L’esposizione è curata da Barbara Migliardi, e trova peraltro posto nello studio di Scala che – “pittore pop” recentemente aggiudicatosi il “Premio San Gennaro” – è noto proprio per una sua visione psichedelica della città. 
 
Ma veniamo ai “racconti fotografici” e alle cinque donne che li hanno tratteggiati: Claudia Mozzillo, Barbara Fiorillo, Renata Cagno, Maria Cristina d’Onofrio e Stefania de Rosa, che narrano una Napoli “protagonista di viaggi nel tempo o cornice segreta di storie private” – una città fatta pure della vita delle persone che la abitano (o forse ne sono abitate), delle suggestioni oniriche e ludiche, di natura e storia. 

Ciascuna di queste fotografe ha individuato un ambito, un proprio percorso, uno squarcio o un frangente, e – sebbene valga la pena andare a scoprirli di persona – se ne può dare un po’ conto anche qui. 

Claudia Mozzillo, con “Flegrea”, torna alle origini, riafferma il senso di appartenenza al luogo dove si è nati, quel luogo che – chi sa per quale mezzo – ci resta inevitabilmente dentro, forgiando almeno parte della nostra identità; un luogo che talvolta si riacquisisce grazie alla distanza o che si disvela con il ritorno a casa, ma che sempre si nutre di emozioni e ricordi. 

È invece alla nascita della città stessa che si è ispirata Barbara Fiorillo, con il trittico “Metamorfosi”, che rappresenta l’atto di trasformazione che ha portato la leggendaria Parthenope a essere la Napoli d’oggi, dalla cangiante e mutevole coda di sirena alla concretezza della materia. 

In “Non c’è tempo”, Maria Cristina d’Onofrio si focalizza su due particolari della basilica di San Francesco di Paola e del Maschio Angioino, con lo scopo e il risultato quasi di estrapolarli dai loro contesti, attualizzandoli e facendone dei dettagli fuori dal tempo, appunto. 

L’anima letteraria, quella della fiaba e del mito, è immortalata da Renata Cagno in “Ophelia”: la donna shakespeariana ritratta da John Everett Millais, preda del delirio, annega nelle acque di un fiume – che qui sono invece quelle del nostro Lago d’Averno, luogo che la leggenda vuole ingresso degli Inferi. 
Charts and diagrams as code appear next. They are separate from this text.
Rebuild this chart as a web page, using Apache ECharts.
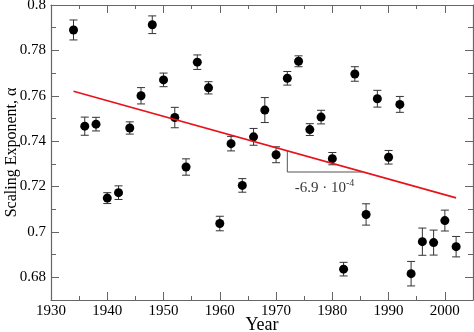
<!DOCTYPE html>
<html>
<head>
<meta charset="utf-8">
<script src="https://cdn.jsdelivr.net/npm/echarts@6/dist/echarts.min.js"></script>
<style>html,body{margin:0;padding:0;background:#fff}#c{width:474px;height:332px}</style>
</head>
<body>
<div id="c"></div>
<script>
var years = [1934,1936,1938,1940,1942,1944,1946,1948,1950,1952,1954,1956,1958,1960,1962,1964,1966,1968,1970,1972,1974,1976,1978,1980,1982,1984,1986,1988,1990,1992,1994,1996,1998,2000,2002];
var alpha = [0.789,0.7466,0.7475,0.7149,0.7173,0.7458,0.760,0.7913,0.767,0.7504,0.7286,0.7748,0.7635,0.7037,0.7389,0.7205,0.7419,0.7537,0.734,0.7677,0.7752,0.7451,0.7506,0.7323,0.6836,0.7696,0.7077,0.7587,0.7329,0.7562,0.6816,0.6957,0.6953,0.705,0.6935];
var errors = [0.0044,0.004,0.003,0.0024,0.003,0.0027,0.0036,0.0039,0.003,0.0045,0.0036,0.0032,0.0027,0.0032,0.0032,0.003,0.0037,0.0055,0.0035,0.003,0.0024,0.0026,0.003,0.0027,0.003,0.0032,0.0047,0.0037,0.003,0.0035,0.0054,0.006,0.0055,0.0046,0.0045];
var fitYears = [1934, 2002];
var fitValues = [0.762, 0.715];
var triYears = [1972, 1972, 1985.3];
var triValues = [0.7357, 0.7264, 0.7264];
var slopeLabelPos = [1978.6, 0.7195];
var yMajorTicks = [0.68, 0.70, 0.72, 0.74, 0.76, 0.78, 0.80];
var yMinorTicks = [0.67, 0.69, 0.71, 0.73, 0.75, 0.77, 0.79];

var FONT = '"Liberation Serif", "DejaVu Serif", serif';
var AX = '#666';

var pts = years.map(function(y, i){ return [y, alpha[i]]; });
var errData = years.map(function(y, i){ return [y, alpha[i] - errors[i], alpha[i] + errors[i]]; });
var fitData = fitYears.map(function(y, i){ return [y, fitValues[i]]; });
var triData = triYears.map(function(y, i){ return [y, triValues[i]]; });

function xAx(pos, showLabel, name){
  return {
    type: 'value', position: pos, min: 1930, max: 2005, interval: 10,
    axisLine: {show: true, onZero: false, lineStyle: {color: AX, width: 1.2}},
    axisTick: {show: true, inside: true, length: 8, lineStyle: {color: AX}},
    minorTick: {show: true, splitNumber: 2, length: 4, lineStyle: {color: AX}},
    splitLine: {show: false},
    axisLabel: {show: showLabel, color: '#000', fontFamily: FONT, fontSize: 15, margin: 4,
      formatter: function(v){ return v <= 2000 ? String(v) : ''; }},
    name: name || '', nameLocation: 'middle', nameGap: 16, nameMoveOverlap: false,
    nameTextStyle: {color: '#000', fontFamily: FONT, fontSize: 18}
  };
}
function yAx(pos, showLabel, values, len, showLine, name){
  return {
    type: 'value', position: pos, min: 0.67, max: 0.8,
    axisLine: {show: showLine, onZero: false, lineStyle: {color: AX, width: 1.2}},
    axisTick: {show: true, inside: true, length: len, customValues: values, lineStyle: {color: AX}},
    splitLine: {show: false},
    axisLabel: {show: showLabel, customValues: values, color: '#000', fontFamily: FONT, fontSize: 15, margin: 5},
    name: name || '', nameLocation: 'middle', nameGap: 31, nameMoveOverlap: false,
    nameTextStyle: {color: '#000', fontFamily: FONT, fontSize: 16}
  };
}

var chart = echarts.init(document.getElementById('c'), null, {renderer: 'canvas'});
chart.setOption({
  animation: false,
  backgroundColor: '#fff',
  grid: {left: 51, right: 1, top: 5, bottom: 32, containLabel: false, outerBoundsMode: 'none'},
  xAxis: [xAx('bottom', true, 'Year'), xAx('top', false)],
  yAxis: [
    yAx('left', true, yMajorTicks, 8, true, 'Scaling Exponent, \u03b1'),
    yAx('left', false, yMinorTicks, 5, false),
    yAx('right', false, yMajorTicks, 8, true),
    yAx('right', false, yMinorTicks, 5, false)
  ],
  series: [
    {
      type: 'custom', xAxisIndex: 0, yAxisIndex: 0, data: errData, z: 2,
      renderItem: function(params, api){
        var lo = api.coord([api.value(0), api.value(1)]);
        var hi = api.coord([api.value(0), api.value(2)]);
        var w = 4;
        var st = {stroke: '#333', lineWidth: 1};
        return {type: 'group', children: [
          {type: 'line', shape: {x1: lo[0], y1: lo[1], x2: hi[0], y2: hi[1]}, style: st},
          {type: 'line', shape: {x1: lo[0]-w, y1: lo[1], x2: lo[0]+w, y2: lo[1]}, style: st},
          {type: 'line', shape: {x1: hi[0]-w, y1: hi[1], x2: hi[0]+w, y2: hi[1]}, style: st}
        ]};
      }
    },
    {
      type: 'scatter', xAxisIndex: 0, yAxisIndex: 0, data: pts, symbol: 'circle', symbolSize: 9,
      itemStyle: {color: '#000', opacity: 1}, z: 3
    },
    {
      type: 'line', xAxisIndex: 0, yAxisIndex: 0, data: fitData, symbol: 'none',
      lineStyle: {color: '#e8121a', width: 1.6}, z: 4
    },
    {
      type: 'line', xAxisIndex: 0, yAxisIndex: 0, data: triData, symbol: 'none',
      lineStyle: {color: '#555', width: 1}, z: 1
    },
    {
      type: 'scatter', xAxisIndex: 0, yAxisIndex: 0, data: [slopeLabelPos], symbolSize: 0,
      label: {show: true, position: 'inside', fontFamily: FONT, fontSize: 15, color: '#000',
        formatter: '-6.9 \u00b7 10{s|-4}',
        rich: {s: {fontFamily: FONT, fontSize: 10, verticalAlign: 'top', padding: [0,0,8,0]}}},
      silent: true, z: 5
    }
  ]
});
</script>
</body>
</html>
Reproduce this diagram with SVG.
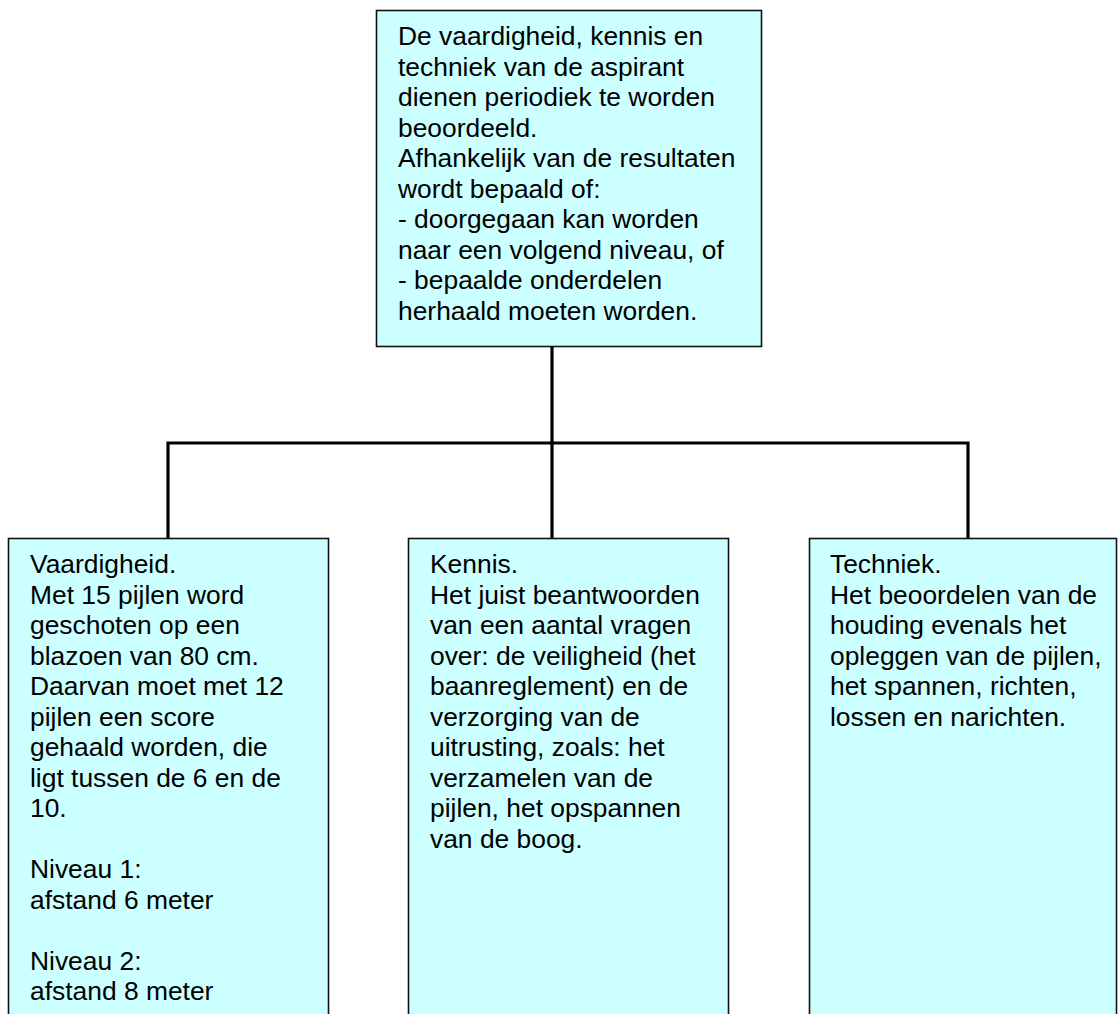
<svg xmlns="http://www.w3.org/2000/svg" width="1118" height="1014" viewBox="0 0 1118 1014">
<style>
.box{fill:#ccffff;stroke:#111;stroke-width:1.6}
.t{font-family:"Liberation Sans",Arial,sans-serif;font-size:26.4px;fill:#000}
.c{fill:none;stroke:#000;stroke-width:3.2;stroke-linejoin:miter;stroke-linecap:butt}
</style>
<rect width="1118" height="1014" fill="#fff"/>
<g id="connectors">
<path class="c" d="M552,346 V538"/>
<path class="c" d="M168,538 V443 H968 V538"/>
</g>
<g id="top">
<rect class="box" x="376.5" y="10.5" width="385" height="336"/>
<text class="t" x="398" y="45">
<tspan x="398" y="45">De vaardigheid, kennis en</tspan>
<tspan x="398" y="75.5">techniek van de aspirant</tspan>
<tspan x="398" y="106">dienen periodiek te worden</tspan>
<tspan x="398" y="136.5">beoordeeld.</tspan>
<tspan x="398" y="167">Afhankelijk van de resultaten</tspan>
<tspan x="398" y="197.5">wordt bepaald of:</tspan>
<tspan x="398" y="228">- doorgegaan kan worden</tspan>
<tspan x="398" y="258.5">naar een volgend niveau, of</tspan>
<tspan x="398" y="289">- bepaalde onderdelen</tspan>
<tspan x="398" y="319.5">herhaald moeten worden.</tspan>
</text>
</g>
<g id="vaardigheid">
<rect class="box" x="8.5" y="538.5" width="320" height="500"/>
<text class="t">
<tspan x="30" y="573">Vaardigheid.</tspan>
<tspan x="30" y="603.5">Met 15 pijlen word</tspan>
<tspan x="30" y="634">geschoten op een</tspan>
<tspan x="30" y="664.5">blazoen van 80 cm.</tspan>
<tspan x="30" y="695">Daarvan moet met 12</tspan>
<tspan x="30" y="725.5">pijlen een score</tspan>
<tspan x="30" y="756">gehaald worden, die</tspan>
<tspan x="30" y="786.5">ligt tussen de 6 en de</tspan>
<tspan x="30" y="817">10.</tspan>
<tspan x="30" y="878">Niveau 1:</tspan>
<tspan x="30" y="908.5">afstand 6 meter</tspan>
<tspan x="30" y="969.5">Niveau 2:</tspan>
<tspan x="30" y="1000">afstand 8 meter</tspan>
</text>
</g>
<g id="kennis">
<rect class="box" x="408.5" y="538.5" width="320" height="500"/>
<text class="t">
<tspan x="430" y="573">Kennis.</tspan>
<tspan x="430" y="603.5">Het juist beantwoorden</tspan>
<tspan x="430" y="634">van een aantal vragen</tspan>
<tspan x="430" y="664.5">over: de veiligheid (het</tspan>
<tspan x="430" y="695">baanreglement) en de</tspan>
<tspan x="430" y="725.5">verzorging van de</tspan>
<tspan x="430" y="756">uitrusting, zoals: het</tspan>
<tspan x="430" y="786.5">verzamelen van de</tspan>
<tspan x="430" y="817">pijlen, het opspannen</tspan>
<tspan x="430" y="847.5">van de boog.</tspan>
</text>
</g>
<g id="techniek">
<rect class="box" x="809.5" y="538.5" width="307" height="500"/>
<text class="t">
<tspan x="830" y="573">Techniek.</tspan>
<tspan x="830" y="603.5">Het beoordelen van de</tspan>
<tspan x="830" y="634">houding evenals het</tspan>
<tspan x="830" y="664.5">opleggen van de pijlen,</tspan>
<tspan x="830" y="695">het spannen, richten,</tspan>
<tspan x="830" y="725.5">lossen en narichten.</tspan>
</text>
</g>
</svg>
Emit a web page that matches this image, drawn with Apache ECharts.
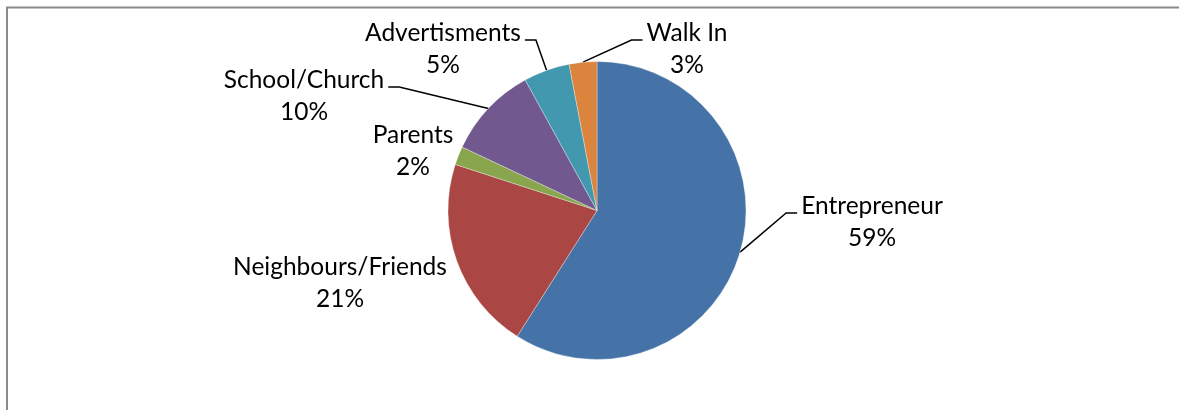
<!DOCTYPE html>
<html>
<head>
<meta charset="utf-8">
<title>Source of referral</title>
<script src="https://cdn.jsdelivr.net/npm/echarts@6/dist/echarts.min.js"></script>
<style>
  html, body { margin: 0; padding: 0; background: #ffffff; }
  #chart { width: 1179px; height: 410px; }
</style>
</head>
<body>
<div id="chart"></div>
<script>
// Referral sources and their share (percent)
const categories = ['Entrepreneur', 'Neighbours/Friends', 'Parents', 'School/Church', 'Advertisments', 'Walk In'];
const shares = [59, 21, 2, 10, 5, 3];
const sliceColors = ['#4572A7', '#AA4643', '#89A54E', '#71588F', '#4198AF', '#DB843D'];

// Where each two-line label block sits (centre of the block), and which ones get a leader line
const labelSpots = {
  'Entrepreneur': [872, 222],
  'Neighbours/Friends': [340, 283],
  'Parents': [413, 151],
  'School/Church': [304, 96],
  'Advertisments': [443, 49],
  'Walk In': [687, 49]
};
const withLeader = { 'Entrepreneur': true, 'School/Church': true, 'Advertisments': true, 'Walk In': true };

const chart = echarts.init(document.getElementById('chart'), null, { renderer: 'canvas' });

const pieData = categories.map((name, i) => ({
  name: name,
  value: shares[i],
  itemStyle: { color: sliceColors[i] },
  labelLine: { show: !!withLeader[name] }
}));

chart.setOption({
  animation: false,
  backgroundColor: '#ffffff',
  graphic: [{
    type: 'rect',
    shape: { x: 7, y: 7.5, width: 1300, height: 600 },
    style: { fill: 'none', stroke: '#8a8a8a', lineWidth: 2 },
    silent: true
  }],
  series: [{
    type: 'pie',
    center: [597, 210.5],
    radius: [0, 149],
    startAngle: 90,
    clockwise: true,
    avoidLabelOverlap: false,
    itemStyle: { borderColor: 'rgba(255,255,255,0.45)', borderWidth: 0.7 },
    label: {
      show: true,
      position: 'outside',
      formatter: p => p.name + '\n' + p.value + '%',
      fontFamily: 'Lato',
      fontSize: 24.5,
      lineHeight: 32,
      color: '#000000',
      align: 'center'
    },
    labelLine: {
      show: true,
      length: 20,
      length2: 10,
      smooth: false,
      lineStyle: { color: '#000000', width: 1.5 }
    },
    labelLayout: function (params) {
      const name = categories[params.dataIndex];
      const spot = labelSpots[name];
      const w = params.labelRect.width;
      const h = params.labelRect.height;
      const out = { x: spot[0], y: spot[1], align: 'center', verticalAlign: 'middle' };
      const pts = params.labelLinePoints;
      if (pts && withLeader[name]) {
        const anchor = pts[0];
        const onRight = spot[0] > anchor[0];
        const ly = spot[1] - h / 2 + 23;
        const endX = onRight ? spot[0] - w / 2 - 4 : spot[0] + w / 2 + 4;
        const bendX = onRight ? endX - 11 : endX + 11;
        out.labelLinePoints = [anchor, [bendX, ly], [endX, ly]];
      }
      return out;
    },
    data: pieData
  }]
});
</script>
</body>
</html>
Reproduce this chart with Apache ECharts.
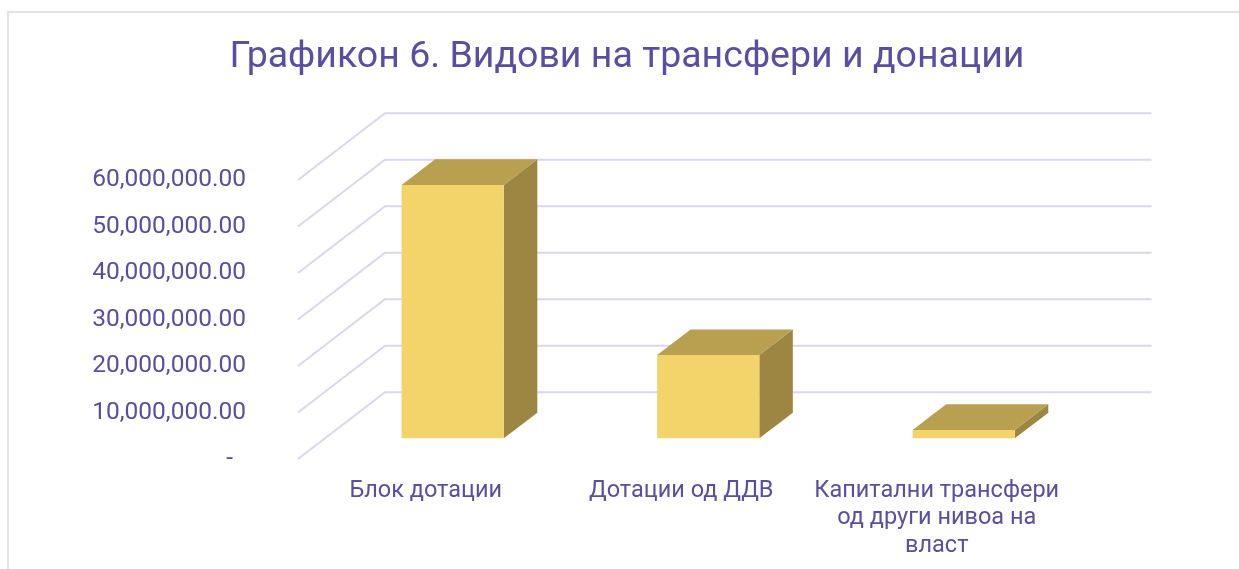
<!DOCTYPE html>
<html>
<head>
<meta charset="utf-8">
<script src="https://cdn.jsdelivr.net/npm/echarts@6/dist/echarts.min.js"></script>
<style>
  html, body { margin: 0; padding: 0; background: #fff; }
  #chart { width: 1239px; height: 569px; }
</style>
</head>
<body>
<div id="chart"></div>
<script>
// data
const categories = ['Блок дотации', 'Дотации од ДДВ', 'Капитални трансфери од други нивоа на власт'];
const values = [54500000, 17900000, 1800000];
const yTicks = [0, 10000000, 20000000, 30000000, 40000000, 50000000, 60000000];

const TEXT = '#5a4ea0';
const GRID = '#d9d6ee';
const FONT = 'Roboto';
const DX = 87, DY = -66.7; // depth of the floor, in px
const FRONT = 0.31, BACK = 0.695; // where bars sit in the depth

// value label like excel accounting format
function fmt(v) {
  if (v === 0) return '{z|-}';
  let s = Math.round(v).toString().replace(/\B(?=(\d{3})+(?!\d))/g, ',');
  return s + '.00';
}

// word wrap the category names at a fixed width
let ctx = document.createElement('canvas').getContext('2d');
function wrap(text, maxW, font) {
  ctx.font = font;
  let lines = [], cur = '';
  text.split(' ').forEach(w => {
    let t = cur ? cur + ' ' + w : w;
    if (cur && ctx.measureText(t).width > maxW) {
      lines.push(cur);
      cur = w;
    } else {
      cur = t;
    }
  });
  lines.push(cur);
  return lines.join('\n');
}

let chart = echarts.init(document.getElementById('chart'));

chart.setOption({
  animation: false,
  title: {
    text: 'Графикон 6. Видови на трансфери и донации',
    left: 622,
    top: 34,
    textAlign: 'center',
    textStyle: { color: TEXT, fontFamily: FONT, fontSize: 37.5, fontWeight: 'normal' }
  },
  graphic: [{
    type: 'rect',
    shape: { x: 8, y: 12, width: 1300, height: 620 },
    style: { fill: 'none', stroke: GRID, lineWidth: 1.5 },
    silent: true
  }],
  grid: { left: 298, right: 174.5, top: 180, bottom: 110, containLabel: false, outerBoundsMode: 'none' },
  xAxis: {
    type: 'category',
    data: categories,
    axisLine: { show: false },
    axisTick: { show: false },
    axisLabel: {
      color: TEXT, fontFamily: FONT, fontSize: 23.5, margin: 18,
      lineHeight: 27.5, interval: 0, hideOverlap: false,
      formatter: v => wrap(v, 262, '23.5px Roboto')
    }
  },
  yAxis: {
    type: 'value',
    min: 0,
    max: 60000000,
    interval: 10000000,
    splitLine: { show: false },
    axisLine: { show: false },
    axisTick: { show: false },
    axisLabel: {
      color: TEXT, fontFamily: FONT, fontSize: 24.5, margin: 52,
      formatter: fmt,
      rich: { z: { color: TEXT, fontFamily: FONT, fontSize: 24.5, padding: [0, 13, 0, 0] } }
    }
  },
  series: [
    {
      // wall grid lines: side wall diagonal + back wall horizontal
      type: 'custom',
      clip: false,
      silent: true,
      data: yTicks.map(v => [0, v]),
      renderItem(params, api) {
        const cs = params.coordSys;
        const y = api.coord([0, api.value(1)])[1];
        return {
          type: 'polyline',
          shape: { points: [[cs.x, y], [cs.x + DX, y + DY], [cs.x + cs.width + DX, y + DY]] },
          style: { stroke: GRID, lineWidth: 2, fill: 'none' }
        };
      }
    },
    {
      // 3d boxes
      type: 'custom',
      clip: false,
      data: values.map((v, i) => [i, v]),
      renderItem(params, api) {
        const i = api.value(0);
        const base = api.coord([i, 0]);
        const top = api.coord([i, api.value(1)]);
        const w = api.size([1, 0])[0] * 0.4;
        const fx = DX * FRONT, fy = DY * FRONT;
        const dx = DX * (BACK - FRONT), dy = DY * (BACK - FRONT);
        const x0 = base[0] + fx - w / 2, x1 = x0 + w;
        const yb = base[1] + fy, yt = top[1] + fy;
        return {
          type: 'group',
          children: [
            {
              type: 'polygon',
              shape: { points: [[x1, yt], [x1 + dx, yt + dy], [x1 + dx, yb + dy], [x1, yb]] },
              style: { fill: '#9c8642' }
            },
            {
              type: 'polygon',
              shape: { points: [[x0, yt], [x1, yt], [x1 + dx, yt + dy], [x0 + dx, yt + dy]] },
              style: { fill: '#b9a050' }
            },
            {
              type: 'rect',
              shape: { x: x0, y: yt, width: w, height: yb - yt },
              style: { fill: '#f2d46b' }
            }
          ]
        };
      }
    }
  ]
});
</script>
</body>
</html>
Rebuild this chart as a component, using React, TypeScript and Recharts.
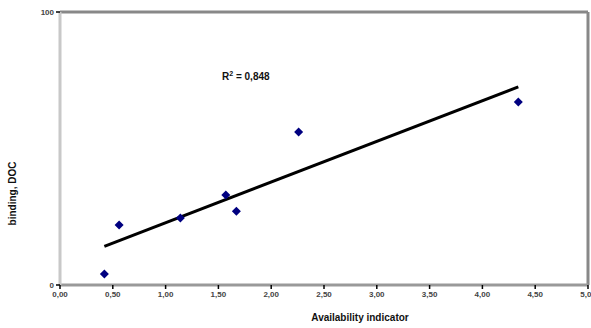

Infine, il rassicurante rito napoletano del caffè diventa l’occasione per Stefania de Rosa di un incontro – sentimentale e confidenziale – con l’amico Vittorio Carità: “Ti offro un caffè con le tazzine belle” lo ritrae allora tra le cose di una quotidianità insieme semplice e accurata, fatta di sguardi e sigarette, Buddha e naturalmente caffè.